Implement a BFS web crawler
Company: Nooks
Role: Software Engineer
Category: Coding & Algorithms
Difficulty: medium
Interview Round: Onsite
A web crawler starts from a URL and explores reachable pages level by level.
You are given:
- `start_url: string`
- An interface `fetch_links(url: string) -> List[string]`, which returns all hyperlinks found on that page
Write a function that returns all pages reachable from `start_url` that belong to the same hostname as `start_url`.
Requirements:
- Use breadth-first traversal.
- Visit each URL at most once.
- Ignore links whose hostname differs from the hostname of `start_url`.
- `fetch_links` may return duplicate links.
- You may return the result in BFS visitation order or in any order, as long as all valid reachable pages are included exactly once.
Possible follow-up discussion:
- How do you avoid revisiting the same page?
- What are the time and space complexities?
Quick Answer: This question evaluates proficiency in breadth-first search and graph traversal concepts applied to web crawling, including handling duplicate links, hostname filtering, and tracking visited URLs.

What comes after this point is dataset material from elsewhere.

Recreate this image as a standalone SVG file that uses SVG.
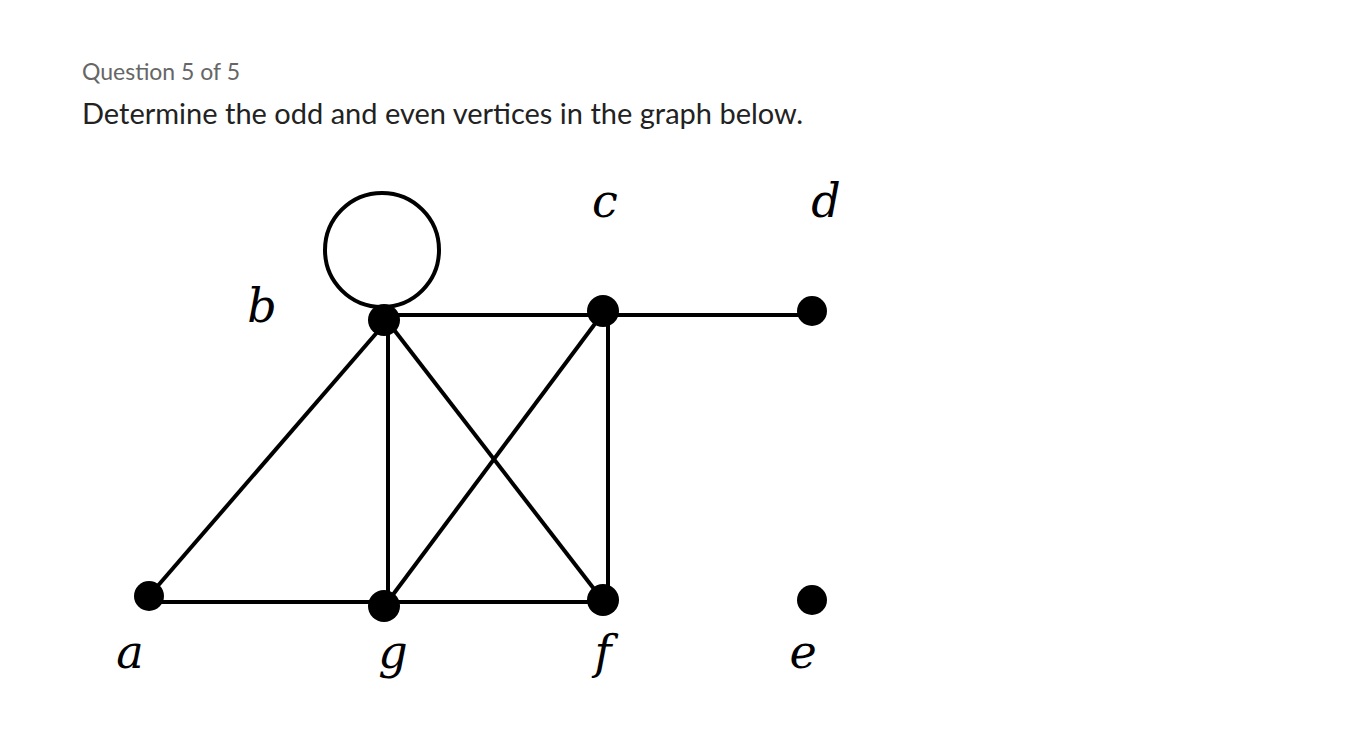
<svg xmlns="http://www.w3.org/2000/svg" width="1366" height="738" viewBox="0 0 1366 738">
<style>
.e{stroke:#000;stroke-width:4;fill:none}
.n{fill:#000}
.l{font-family:"DejaVu Serif","Liberation Serif",serif;font-style:italic;font-size:46px;fill:#000;text-anchor:middle}
.h{font-family:"Lato","Liberation Sans",sans-serif}
</style>
<rect width="1366" height="738" fill="#fff"/>
<text class="h" x="82" y="80" font-size="23" fill="#666">Question 5 of 5</text>
<text class="h" x="82" y="124" font-size="29" fill="#222">Determine the odd and even vertices in the graph below.</text>
<g id="edges">
<circle class="e" cx="382" cy="250" r="57"/>
<line class="e" x1="384" y1="315" x2="812" y2="315"/>
<line class="e" x1="386" y1="322" x2="149" y2="596"/>
<line class="e" x1="388" y1="320" x2="388" y2="604"/>
<line class="e" x1="388" y1="322" x2="601" y2="598"/>
<line class="e" x1="603" y1="313" x2="386" y2="604"/>
<line class="e" x1="608" y1="311" x2="608" y2="600"/>
<line class="e" x1="149" y1="602" x2="603" y2="602"/>
</g>
<g id="node-b"><circle class="n" cx="384" cy="320" r="16"/><text class="l" x="262" y="322">b</text></g>
<g id="node-c"><circle class="n" cx="603" cy="311" r="16"/><text class="l" x="605" y="217">c</text></g>
<g id="node-d"><circle class="n" cx="812" cy="311" r="15"/><text class="l" x="826" y="217">d</text></g>
<g id="node-a"><circle class="n" cx="149" cy="596" r="15"/><text class="l" x="130" y="668">a</text></g>
<g id="node-g"><circle class="n" cx="384" cy="606" r="16"/><text class="l" x="393" y="668">g</text></g>
<g id="node-f"><circle class="n" cx="603" cy="600" r="16"/><text class="l" x="603" y="668">f</text></g>
<g id="node-e"><circle class="n" cx="812" cy="600" r="15"/><text class="l" x="803" y="668">e</text></g>
</svg>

A web crawler starts from a URL and explores reachable pages level by level.
In this problem, the external interface `fetch_links(url)` is simulated by a dictionary named `pages`, where `pages[url]` is the list of hyperlinks found on that page. If a URL does not appear in `pages`, treat it as a page with no outgoing links.
Write a function that returns every page reachable from `start_url` that has the same hostname as `start_url`.
Requirements:
- Use breadth-first traversal.
- Visit each URL at most once.
- Ignore links whose hostname differs from the hostname of `start_url`.

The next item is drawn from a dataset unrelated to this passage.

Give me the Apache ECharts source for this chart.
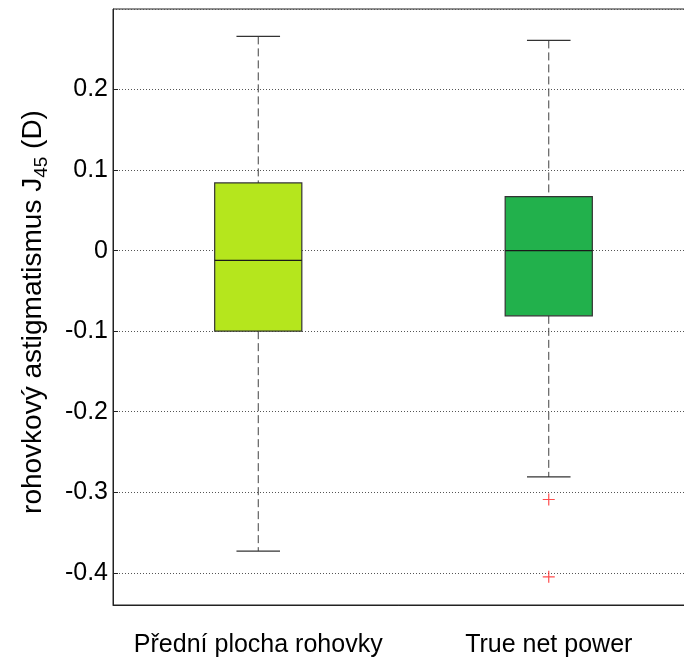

- `pages[url]` may contain duplicate links.
- For deterministic grading, return the URLs in BFS visitation order, processing links in the order they appear in `pages[url]`.
Constraints
- 1 <= len(start_url) <= 300
- 0 <= len(pages) <= 10^4
- The total number of links across all lists in `pages` is at most 10^5
- All URLs are well-formed absolute URLs starting with `http://` or `https://`
Hints
- A queue is the standard way to process nodes level by level in breadth-first search.
- Use a set to mark URLs as visited when you enqueue them, and compare each link's hostname to the hostname of `start_url`.